Отец Серафим постарел, но не так заметно, как матушка. Хотя он все время лежал, она же – ходила. Но что воспринялось – это та мудрая во всем духовная высота, принимавшаяся мною раньше на веру, опиравшаяся на общее о нем высокое мнение. Теперь эта духовная мощь явилась мне воочию, ввела меня в свою атмосферу, крепко овладела сознанием. Я слишком долго, чуть ли не смолоду /с 33 лет/, знала батюшку, знала его слова, присловки, шутки и поучения. Слово «старец» мне открылось во всей силе только 25 июля 1944 года, после разлуки в три года.
Памятный день 25 июля 1944 года…
Разговор с матушкой Серафимой…
Весь остальной день 25 июля мы были до вечера один на один с матушкой. В этот незабвенный день я не отходила от ее ног. Не помню, сколько времени мы сидели с нею тесно, но ни она не отпускала меня от себя, ни я не отходила от ее низенького креслица.
«Приезжай ко мне почаще. Много ли жить осталось. Книг привези. Читать хочу… Как хорошо случилось – ты приехала – и дома никого, кроме нас, нет. А ведь скоро будет людно, хлынет к нему народ. Если знавшие нашего батюшку многие и умерли за эти годы, то другие, живые, узнают и приедут. И скоро они приедут, теперь ведь только вырицкие, да два-три человека по пропуску. Вот и к Великому посту, наверное, приедут». Так и сбылось, и матушка еще застала эти толпы духовно голодных людей.
К вечеру матушке занездоровилось, и я рано ушла от нее наверх в светелку. От всего переговоренного и вспомянутого за эти два дня на меня напал крепкий сон. Рано утром меня разбудила монахиня Серафима:
«Не хотела Вас будить, Вы так крепко спали. Но матушка очень заболела. Все тут у нее вместе – и кашель, и жар, и колет бок, и тошнит ее очень. Послали к врачам. Уж не в первый раз так!»
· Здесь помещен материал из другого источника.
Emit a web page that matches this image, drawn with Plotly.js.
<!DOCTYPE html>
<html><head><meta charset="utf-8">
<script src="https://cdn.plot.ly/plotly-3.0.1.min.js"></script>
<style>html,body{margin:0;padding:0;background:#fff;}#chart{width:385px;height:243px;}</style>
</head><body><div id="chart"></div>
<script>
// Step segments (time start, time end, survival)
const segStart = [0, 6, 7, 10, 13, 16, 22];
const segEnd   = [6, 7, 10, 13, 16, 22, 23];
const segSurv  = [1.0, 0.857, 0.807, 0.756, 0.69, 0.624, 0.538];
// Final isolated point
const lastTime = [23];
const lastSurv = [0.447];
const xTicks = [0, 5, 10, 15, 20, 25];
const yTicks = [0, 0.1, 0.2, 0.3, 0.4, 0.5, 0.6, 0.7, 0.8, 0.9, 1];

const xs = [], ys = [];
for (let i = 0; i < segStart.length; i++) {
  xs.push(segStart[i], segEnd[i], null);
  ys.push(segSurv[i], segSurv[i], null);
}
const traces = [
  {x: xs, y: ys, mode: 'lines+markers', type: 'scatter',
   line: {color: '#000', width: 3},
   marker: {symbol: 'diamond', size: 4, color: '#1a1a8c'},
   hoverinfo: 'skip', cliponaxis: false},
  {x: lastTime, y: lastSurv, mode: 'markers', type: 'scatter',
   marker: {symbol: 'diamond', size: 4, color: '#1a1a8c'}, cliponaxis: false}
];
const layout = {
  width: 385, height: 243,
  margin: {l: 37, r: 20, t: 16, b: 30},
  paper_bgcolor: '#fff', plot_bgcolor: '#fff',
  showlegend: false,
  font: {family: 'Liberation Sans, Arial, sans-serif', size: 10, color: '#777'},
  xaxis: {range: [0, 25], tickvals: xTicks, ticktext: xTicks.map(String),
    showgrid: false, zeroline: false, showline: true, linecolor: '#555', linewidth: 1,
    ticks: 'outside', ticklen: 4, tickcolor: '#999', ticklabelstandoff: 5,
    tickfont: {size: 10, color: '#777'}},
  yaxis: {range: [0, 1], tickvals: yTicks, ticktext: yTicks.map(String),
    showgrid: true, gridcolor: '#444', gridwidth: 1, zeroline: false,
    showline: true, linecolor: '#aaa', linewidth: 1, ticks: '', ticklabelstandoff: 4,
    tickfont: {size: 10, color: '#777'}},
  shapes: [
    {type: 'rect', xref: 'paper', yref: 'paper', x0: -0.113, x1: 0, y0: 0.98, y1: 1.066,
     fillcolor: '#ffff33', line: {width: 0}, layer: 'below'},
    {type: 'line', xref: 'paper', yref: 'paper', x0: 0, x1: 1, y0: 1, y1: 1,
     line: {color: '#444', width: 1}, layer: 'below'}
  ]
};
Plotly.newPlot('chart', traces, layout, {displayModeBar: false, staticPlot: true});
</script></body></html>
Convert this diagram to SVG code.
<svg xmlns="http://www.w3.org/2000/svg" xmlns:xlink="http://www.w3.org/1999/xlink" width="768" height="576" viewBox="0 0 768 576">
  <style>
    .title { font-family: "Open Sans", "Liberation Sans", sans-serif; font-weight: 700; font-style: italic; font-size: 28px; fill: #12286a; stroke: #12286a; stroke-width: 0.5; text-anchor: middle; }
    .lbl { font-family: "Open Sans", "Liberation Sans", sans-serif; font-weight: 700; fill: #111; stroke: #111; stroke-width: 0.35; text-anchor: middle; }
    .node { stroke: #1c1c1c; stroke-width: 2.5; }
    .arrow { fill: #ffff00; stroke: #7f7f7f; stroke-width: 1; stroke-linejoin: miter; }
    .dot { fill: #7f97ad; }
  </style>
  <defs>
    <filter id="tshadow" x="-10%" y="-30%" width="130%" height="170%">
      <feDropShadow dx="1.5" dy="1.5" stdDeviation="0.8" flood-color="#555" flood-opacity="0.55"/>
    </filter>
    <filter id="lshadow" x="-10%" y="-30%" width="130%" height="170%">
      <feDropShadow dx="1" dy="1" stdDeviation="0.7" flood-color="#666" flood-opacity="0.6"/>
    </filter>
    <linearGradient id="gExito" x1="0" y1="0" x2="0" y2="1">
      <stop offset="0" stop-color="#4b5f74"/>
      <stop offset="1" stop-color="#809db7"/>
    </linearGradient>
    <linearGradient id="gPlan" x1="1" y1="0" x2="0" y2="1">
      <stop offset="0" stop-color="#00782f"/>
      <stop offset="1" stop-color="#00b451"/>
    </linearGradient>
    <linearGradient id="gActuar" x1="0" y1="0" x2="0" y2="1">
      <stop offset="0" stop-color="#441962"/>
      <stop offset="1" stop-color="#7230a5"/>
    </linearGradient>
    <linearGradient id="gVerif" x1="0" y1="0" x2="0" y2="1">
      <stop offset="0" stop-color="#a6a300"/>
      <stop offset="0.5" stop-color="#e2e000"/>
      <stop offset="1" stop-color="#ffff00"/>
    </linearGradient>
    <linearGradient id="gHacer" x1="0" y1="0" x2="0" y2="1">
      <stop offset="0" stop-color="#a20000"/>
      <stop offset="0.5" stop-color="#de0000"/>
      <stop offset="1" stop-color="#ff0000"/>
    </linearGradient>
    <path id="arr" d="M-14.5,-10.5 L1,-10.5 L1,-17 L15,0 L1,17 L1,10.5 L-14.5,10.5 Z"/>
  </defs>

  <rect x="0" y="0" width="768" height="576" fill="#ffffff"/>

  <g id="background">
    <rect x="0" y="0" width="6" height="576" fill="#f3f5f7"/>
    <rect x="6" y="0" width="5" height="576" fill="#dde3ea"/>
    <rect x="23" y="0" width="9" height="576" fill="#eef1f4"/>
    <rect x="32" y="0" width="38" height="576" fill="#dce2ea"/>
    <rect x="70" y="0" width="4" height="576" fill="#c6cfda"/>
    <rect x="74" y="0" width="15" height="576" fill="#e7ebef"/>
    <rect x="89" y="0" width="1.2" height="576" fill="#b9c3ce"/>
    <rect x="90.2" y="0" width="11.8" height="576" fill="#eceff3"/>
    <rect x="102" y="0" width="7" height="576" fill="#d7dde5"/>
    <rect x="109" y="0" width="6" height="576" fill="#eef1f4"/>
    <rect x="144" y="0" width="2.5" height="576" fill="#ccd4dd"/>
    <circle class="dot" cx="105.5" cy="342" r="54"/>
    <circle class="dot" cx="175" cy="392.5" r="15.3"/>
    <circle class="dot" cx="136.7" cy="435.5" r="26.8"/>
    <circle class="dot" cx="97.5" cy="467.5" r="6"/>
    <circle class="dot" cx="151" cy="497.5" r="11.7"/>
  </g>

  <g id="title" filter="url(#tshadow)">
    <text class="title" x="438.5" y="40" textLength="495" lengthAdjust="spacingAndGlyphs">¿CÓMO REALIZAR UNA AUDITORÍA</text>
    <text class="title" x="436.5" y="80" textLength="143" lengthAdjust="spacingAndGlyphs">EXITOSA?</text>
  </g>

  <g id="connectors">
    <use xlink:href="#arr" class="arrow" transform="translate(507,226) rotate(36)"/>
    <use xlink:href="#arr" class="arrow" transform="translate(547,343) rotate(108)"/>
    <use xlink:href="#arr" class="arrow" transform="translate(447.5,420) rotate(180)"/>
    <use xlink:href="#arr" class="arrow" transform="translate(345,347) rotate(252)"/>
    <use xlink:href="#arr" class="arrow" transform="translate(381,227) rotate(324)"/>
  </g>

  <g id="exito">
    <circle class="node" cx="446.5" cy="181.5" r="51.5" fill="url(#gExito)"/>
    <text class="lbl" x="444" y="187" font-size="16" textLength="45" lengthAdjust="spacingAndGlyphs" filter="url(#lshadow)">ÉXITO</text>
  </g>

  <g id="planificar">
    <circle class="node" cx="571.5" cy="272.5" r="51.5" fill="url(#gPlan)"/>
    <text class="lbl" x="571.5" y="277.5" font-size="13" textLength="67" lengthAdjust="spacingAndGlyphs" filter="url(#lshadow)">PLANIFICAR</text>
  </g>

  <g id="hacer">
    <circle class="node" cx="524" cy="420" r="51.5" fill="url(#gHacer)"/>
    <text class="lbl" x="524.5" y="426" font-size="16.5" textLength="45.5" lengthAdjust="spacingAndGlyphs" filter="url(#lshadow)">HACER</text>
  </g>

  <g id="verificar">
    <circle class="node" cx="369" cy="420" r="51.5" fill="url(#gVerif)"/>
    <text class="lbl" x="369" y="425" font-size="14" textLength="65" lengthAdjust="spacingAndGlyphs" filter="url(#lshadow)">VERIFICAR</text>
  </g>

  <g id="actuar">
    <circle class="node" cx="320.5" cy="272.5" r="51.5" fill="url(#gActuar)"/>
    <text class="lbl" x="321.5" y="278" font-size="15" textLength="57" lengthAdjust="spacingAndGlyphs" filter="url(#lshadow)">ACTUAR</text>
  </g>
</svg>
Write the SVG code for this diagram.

Матушка была в жару: 39,2°. Она задыхалась, и ее сильно тошнило, пульс невозможно уловить – ниточка с перебоями. Я ей сделала сразу укол – камфара с кофеином. Тут пришел врач, определил воспаление легкого, прописал дигиталис, камфару и ушел. До вечера я ходила за матушкой. Тошнота кончилась, но откашливается сгустками крови… Батюшка сгорбленный, маленький, пробрался в комнату посмотреть матушку, приобщить, но из-за тошноты не решался. Ее приобщили 27 июля, когда я была уже в Ленинграде. А в тот памятный день, 26 июля, я уехала вечерним поездом, так как 27-го надо было работать. Жутко мне было оставлять в таком состоянии вновь найденную матушку. Перед отъездом в четыре часа я сделала ей укол. Когда я уходила, матушка распорядилась мне отдать только что собранный букет из сада: «Это положи на могилку, на любую грядку и верь, что они примут». И благословила меня горячей рукой: «Ну, иди с миром». Когда я уже была в дверях, она сказала мне вслед: «Приезжай поскорее. Я теперь, наверное, выправлюсь». И эти слова меня утешили, как ничто иное.
В Ленинграде я была поздно, в 8 часов вечера, а утром, боясь, что розы опадут (некоторые уже облетели), я перед работой, часов в 7 утра, съездила на кладбище и положила букет на грядку, веруя, что «примут». И в 9 часов приняла от сестры дежурство.
Матушка в этот раз поправилась, и хоть с трудом, но прожила до 17/IV 1945 года.